Si le PSG a déçu contre le Real, le reste de sa saison comporte très peu de fausses notes. Dans l’état d’esprit aussi, la combativité, difficile de reprocher quoi que ce soit aux joueurs d’Unai Emery. Dans des jours sans ou dans des scénarios mal embarqués, comme ça a pu être le cas en octobre, à Marseille, ou plus récemment, à Saint-Etienne, le onze rouge et bleu s’est accroché pour ne pas perdre. Les egos personnels n’ont jamais semblé prendre l’ascendant sur l’intérêt collectif (et ce n’est pas une banale histoire de choix de tireur de pénalty qui démontrera le contraire). Pour une fois, et c’est à remarquer, aucun joueur n’a fait parler en mal de lui pour un défaut de comportement. Bon ok, Serge Aurier est parti. Mais le PSG n’a-t-il jamais été aussi « sage » que cette année ?
Parce que le club a besoin de stabilité
Il y a un constat évident à faire pour le PSG version QSI : les entraîneurs passent mais, en Ligue des Champions, le club stagne.

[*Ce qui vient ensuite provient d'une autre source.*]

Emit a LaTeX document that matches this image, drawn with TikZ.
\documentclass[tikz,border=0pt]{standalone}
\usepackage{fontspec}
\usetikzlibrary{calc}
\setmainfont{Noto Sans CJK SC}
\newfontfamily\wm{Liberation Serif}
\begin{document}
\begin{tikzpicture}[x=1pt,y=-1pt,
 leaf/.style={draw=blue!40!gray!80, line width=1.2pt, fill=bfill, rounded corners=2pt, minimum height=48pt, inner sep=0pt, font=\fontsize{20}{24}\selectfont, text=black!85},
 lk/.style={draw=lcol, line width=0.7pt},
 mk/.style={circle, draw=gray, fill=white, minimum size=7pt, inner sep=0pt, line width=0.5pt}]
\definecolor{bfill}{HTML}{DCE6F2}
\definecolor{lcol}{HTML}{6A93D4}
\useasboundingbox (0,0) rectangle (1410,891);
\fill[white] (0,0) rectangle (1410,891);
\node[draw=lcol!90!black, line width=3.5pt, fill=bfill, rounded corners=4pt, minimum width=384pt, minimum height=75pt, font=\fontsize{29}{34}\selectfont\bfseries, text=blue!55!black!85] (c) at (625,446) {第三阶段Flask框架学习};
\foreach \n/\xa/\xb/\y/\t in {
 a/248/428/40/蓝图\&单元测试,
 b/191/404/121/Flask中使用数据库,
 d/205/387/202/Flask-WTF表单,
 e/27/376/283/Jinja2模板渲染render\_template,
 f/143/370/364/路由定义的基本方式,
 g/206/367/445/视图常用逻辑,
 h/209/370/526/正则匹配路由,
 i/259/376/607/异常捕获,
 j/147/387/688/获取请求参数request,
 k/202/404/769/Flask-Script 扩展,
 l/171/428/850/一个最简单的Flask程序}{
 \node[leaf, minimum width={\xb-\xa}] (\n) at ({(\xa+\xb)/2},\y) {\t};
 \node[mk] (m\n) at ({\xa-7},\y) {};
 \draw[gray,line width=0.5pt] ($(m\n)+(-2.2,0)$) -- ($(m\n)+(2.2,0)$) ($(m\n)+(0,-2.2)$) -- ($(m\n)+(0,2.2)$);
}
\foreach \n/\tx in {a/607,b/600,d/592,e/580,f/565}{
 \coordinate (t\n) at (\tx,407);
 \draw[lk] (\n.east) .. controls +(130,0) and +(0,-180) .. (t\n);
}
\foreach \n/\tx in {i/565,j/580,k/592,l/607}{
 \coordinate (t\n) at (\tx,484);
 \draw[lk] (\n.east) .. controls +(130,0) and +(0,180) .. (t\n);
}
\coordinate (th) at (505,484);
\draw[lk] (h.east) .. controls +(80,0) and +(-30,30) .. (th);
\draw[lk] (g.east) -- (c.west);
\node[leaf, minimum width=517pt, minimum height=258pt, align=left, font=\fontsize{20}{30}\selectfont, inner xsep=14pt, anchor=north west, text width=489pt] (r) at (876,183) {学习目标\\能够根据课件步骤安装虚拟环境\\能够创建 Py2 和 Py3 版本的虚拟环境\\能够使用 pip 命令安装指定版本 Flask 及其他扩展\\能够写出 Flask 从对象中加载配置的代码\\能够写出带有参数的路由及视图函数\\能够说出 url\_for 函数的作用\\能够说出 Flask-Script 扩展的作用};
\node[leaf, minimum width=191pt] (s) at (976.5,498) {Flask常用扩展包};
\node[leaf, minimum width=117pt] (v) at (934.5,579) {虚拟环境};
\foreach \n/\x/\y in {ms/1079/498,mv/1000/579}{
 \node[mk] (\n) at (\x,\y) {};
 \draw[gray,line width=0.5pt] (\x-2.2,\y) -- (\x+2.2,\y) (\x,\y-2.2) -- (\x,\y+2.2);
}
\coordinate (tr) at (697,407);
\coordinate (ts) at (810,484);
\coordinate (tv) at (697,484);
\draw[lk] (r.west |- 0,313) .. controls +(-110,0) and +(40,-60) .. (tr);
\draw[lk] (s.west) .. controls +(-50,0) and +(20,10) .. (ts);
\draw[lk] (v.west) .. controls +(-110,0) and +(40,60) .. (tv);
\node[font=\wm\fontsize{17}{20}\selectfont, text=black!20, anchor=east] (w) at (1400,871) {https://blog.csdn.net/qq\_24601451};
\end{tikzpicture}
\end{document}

Alors on peut continuer à faire valser les coachs ou simplement se poser la question « Et si on allait plus loin avec lui ? Et si, pour une fois, on ne déconstruisait pas tout d’un coup de baguette pour re-recommencer un projet avec sensiblement les mêmes joueurs, sensiblement le même système et, finalement, la même cote de 50-50 avant d’affronter un top 4 européen ? » C’est peut-être ça, la plus grosse preuve de naïveté du Paris Saint-Germain et de ses dirigeants.
Vous pouvez changer dix fois d’entraîneur, essayer toutes les méthodes de travail du monde et, même, mettre tout l’argent du monde dans un mercato. Au moment d’entrer sur la pelouse du Camp Nou, du Bernabéu ou de l’Allianz Arena, en huitièmes, quarts ou demies de la reine des compétitions, vous n’avez plus aucune certitude. Parce qu’en deux fois 90 minutes, avec des effectifs dont les qualités respectives sont si proches au très haut niveau, il peut absolument tout se passer. Le Paris Saint-Germain l’a appris à ses dépens. Sans le prestige du blason et du palmarès, le club de Nasser part même avec un petit handicap, à chaque fois. Ce handicap qui fait qu’une décision arbitrale ne va pas tourner en sa faveur, que le match ne va pas définitivement basculer de son côté au moment où il le devrait.
Et avec ça, ni Emery, ni aucun entraîneur n’a le pouvoir de lutter. Regardons le bilan de Pep Guardiola, considéré comme le meilleur technicien au monde, après deux saisons à City. En termes de résultats purs, le coach des Skyblues a d’abord raté le coche pour le titre national, avant de mettre tout le monde d’accord pour son deuxième exercice. Comme Unai Emery. En Ligue des Champions, son équipe s’est arrêtée successivement en huitièmes et quarts de finale, contre l’AS Monaco et Liverpool. Là aussi, rien d’exceptionnel par rapport à son homologue sur le banc parisien. Pour autant, Guardiola sera-t-il remercié à la fin de la saison ? Probablement pas. Parce qu’il est engagé jusqu’en 2019 déjà, et parce qu’il jouit d’une toute autre aura qu’Emery. Quand bien même, la comparaison est intéressante.
D’ici le 30 juin, date la fin de son contrat, Unai Emery a encore six matchs à vivre avec le PSG. A l’issue de ces six matchs, son équipe aura peut-être inscrit 20, 25 buts de plus ; Thiago Silva and co auront bouffé des heures de vidéo pour adopter le meilleur dispositif tactique face aux Herbiers. Une chose est sûre, Unai Emery aura fait son travail jusqu’au bout, parce qu’il est obsédé par la progression de son équipe, parce qu’il vit pour ça. Comme il l’a déclaré aux collègues de So Foot, « Gagner, c’est un voyage ». Si le voyage peut paraître long, il le sera encore plus en s’arrêtant en chemin.